Intent and Good Faith
The court emphasized the importance of intent and good faith in evaluating whether the financing arrangement sought to evade usury laws. It pointed out that the absence of an intent to circumvent usury regulations played a critical role in determining the legitimacy of the transactions. The court found no evidence suggesting that the finance company engaged in a scheme to charge excessive interest disguised as service fees. Instead, it observed that Klett’s reliance on the financing company’s support was based on a genuine need to establish his business, which further indicated the parties' legitimate intentions. The court concluded that the financing arrangement was structured to support Klett’s business operations, thus reinforcing the legitimacy of the trust receipt transactions. As a result, the court found that the jury could reasonably conclude that there was no intent to evade the usury laws, leading to the affirmation of the lower court’s judgment.
Conclusion
The court affirmed the judgment in favor of the defendants, concluding that the financing arrangement did not constitute usurious interest and that the defendants did not convert Klett's property. It held that the one percent monthly charge was not solely for the forbearance of money but included legitimate service fees associated with the trust receipts and the financing arrangement.
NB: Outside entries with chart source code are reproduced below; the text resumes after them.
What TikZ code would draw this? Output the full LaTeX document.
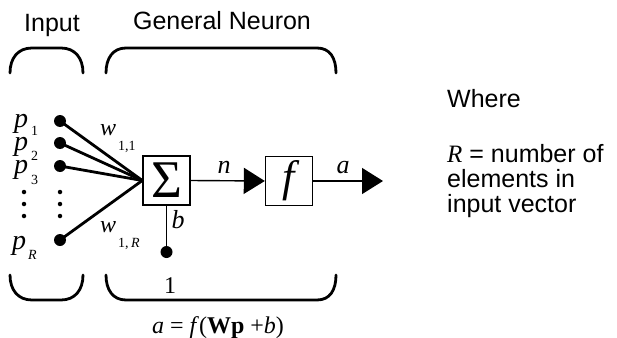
\documentclass[tikz,border=0pt]{standalone}
\usepackage{fontspec}
\setmainfont{Liberation Serif}
\setsansfont{Liberation Sans}
\usetikzlibrary{arrows.meta}
\begin{document}
\begin{tikzpicture}[x=1pt,y=-1pt,
  brk/.style={line width=2.8pt, line cap=round},
  blk/.style={draw, line width=1.4pt, minimum width=47pt, minimum height=49pt, inner sep=0pt},
  bigdot/.style={circle, fill, inner sep=0pt, minimum size=12pt},
  smalldot/.style={circle, fill, inner sep=0pt, minimum size=4.5pt},
  wire/.style={line width=2.8pt},
  sig/.style={line width=1.4pt},
  tip/.style={-{Triangle[length=21pt,width=26pt]}},
  sans/.style={font=\fontsize{25}{30}\selectfont\sffamily, inner sep=0pt},
  ital/.style={font=\fontsize{26}{30}\selectfont\itshape, inner sep=0pt, anchor=base},
  plab/.style={font=\fontsize{28}{30}\selectfont\itshape, inner sep=0pt, anchor=base west},
  wlab/.style={font=\fontsize{24}{30}\selectfont\itshape, inner sep=0pt, anchor=base west},
  slab/.style={font=\fontsize{14}{16}\selectfont, inner sep=0pt, anchor=base west}
]
\useasboundingbox (0,0) rectangle (617,337);

% titles
\node[sans, anchor=base] (tin) at (52,31) {Input};
\node[sans, anchor=base] (tgen) at (222,30) {General Neuron};

% brackets
\draw[brk] (10,73) .. controls (10,58) and (18,48) .. (32,48) -- (61,48) .. controls (75,48) and (83,58) .. (83,73);
\draw[brk] (106,73) .. controls (106,58) and (113,48) .. (126,48) -- (317,48) .. controls (330,48) and (336,58) .. (336,73);
\draw[brk] (10,275) .. controls (10,290) and (18,300) .. (32,300) -- (61,300) .. controls (75,300) and (83,290) .. (83,275);
\draw[brk] (106,275) .. controls (106,290) and (113,300) .. (126,300) -- (317,300) .. controls (330,300) and (336,290) .. (336,275);

% blocks
\node[blk] (sum) at (166.5,180.5) {\fontsize{53}{53}\selectfont Σ};
\node[blk] (fb) at (289,181) {\fontsize{44}{44}\selectfont\itshape f};

% input dots
\node[bigdot] (d1) at (60,121) {};
\node[bigdot] (d2) at (60,143) {};
\node[bigdot] (d3) at (60,166) {};
\node[bigdot] (dR) at (60,240) {};
\node[bigdot] (one) at (166.5,252) {};

% vertical ellipses
\node[smalldot] (e1) at (24,192) {};
\node[smalldot] (e2) at (24,204) {};
\node[smalldot] (e3) at (24,216) {};
\node[smalldot] (f1) at (60,192) {};
\node[smalldot] (f2) at (60,204) {};
\node[smalldot] (f3) at (60,216) {};

% wires
\draw[wire] (d1.center) -- (sum.west);
\draw[wire] (d2.center) -- (sum.west);
\draw[wire] (d3.center) -- (sum.west);
\draw[wire] (dR.center) -- (sum.west);
\draw[sig] (sum.south) -- (one.center);
\draw[sig, tip] (sum.east) -- (fb.west);
\coordinate (out) at (383,181);
\draw[sig, tip] (fb.east) -- (out);

% input labels
\node[plab] (lp1) at (14,127) {p};
\node[slab] (sp1) at (31,135) {1};
\node[plab] (lp2) at (14,150) {p};
\node[slab] (sp2) at (31,160) {2};
\node[plab] (lp3) at (14,173) {p};
\node[slab] (sp3) at (31,184) {3};
\node[plab] (lpR) at (12,249) {p};
\node[slab] (spR) at (28,259) {\itshape R};

% weight labels
\node[wlab] (w11) at (100,135) {w};
\node[slab] (s11) at (118,150) {1,1};
\node[wlab] (w1R) at (100,232) {w};
\node[slab] (s1R) at (118,247) {1,\,\textit{R}};

% signal labels
\node[ital] (lb) at (178,228) {b};
\node[ital] (ln) at (224,173) {n};
\node[ital] (la) at (343,173) {a};
\node[font=\fontsize{24}{28}\selectfont, inner sep=0pt, anchor=base] (l1) at (170,293) {1};
\node[font=\fontsize{24}{28}\selectfont, inner sep=0pt, anchor=base] (eq) at (218,333) {\textit{a} = \textit{f}(\textbf{Wp} +\textit{b})};

% legend
\node[sans, anchor=base west] (wh) at (447,107) {Where};
\node[sans, anchor=base west] (r1) at (447,162) {{\rmfamily\itshape R} = number of};
\node[sans, anchor=base west] (r2) at (447,187) {elements in};
\node[sans, anchor=base west] (r3) at (447,212) {input vector};
\end{tikzpicture}
\end{document}
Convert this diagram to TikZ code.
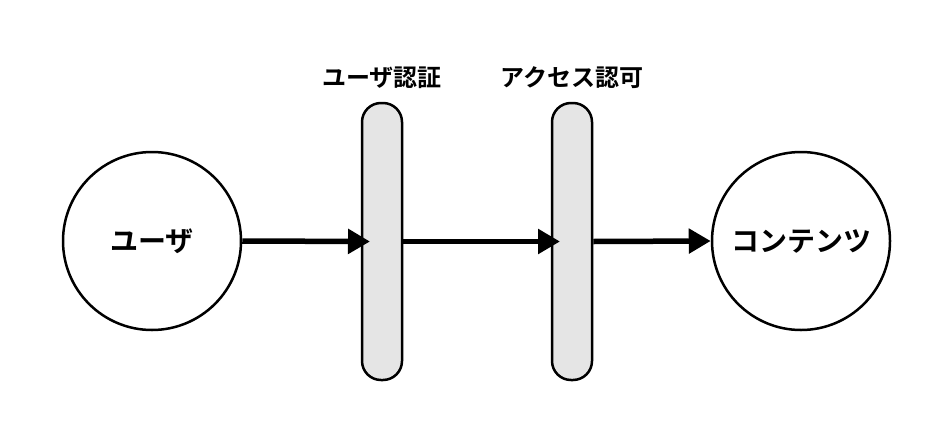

The court reinforced the idea that trust receipt transactions, when structured properly and executed in good faith, could be valid without violating usury laws. The court's analysis provided a clear distinction between legitimate financing practices and usurious behavior, ultimately upholding the integrity of the financing arrangement that supported Klett's business. The ruling underscored the principle that the nature of the charges and the intentions of the parties are crucial factors in determining whether a transaction is usurious under California law.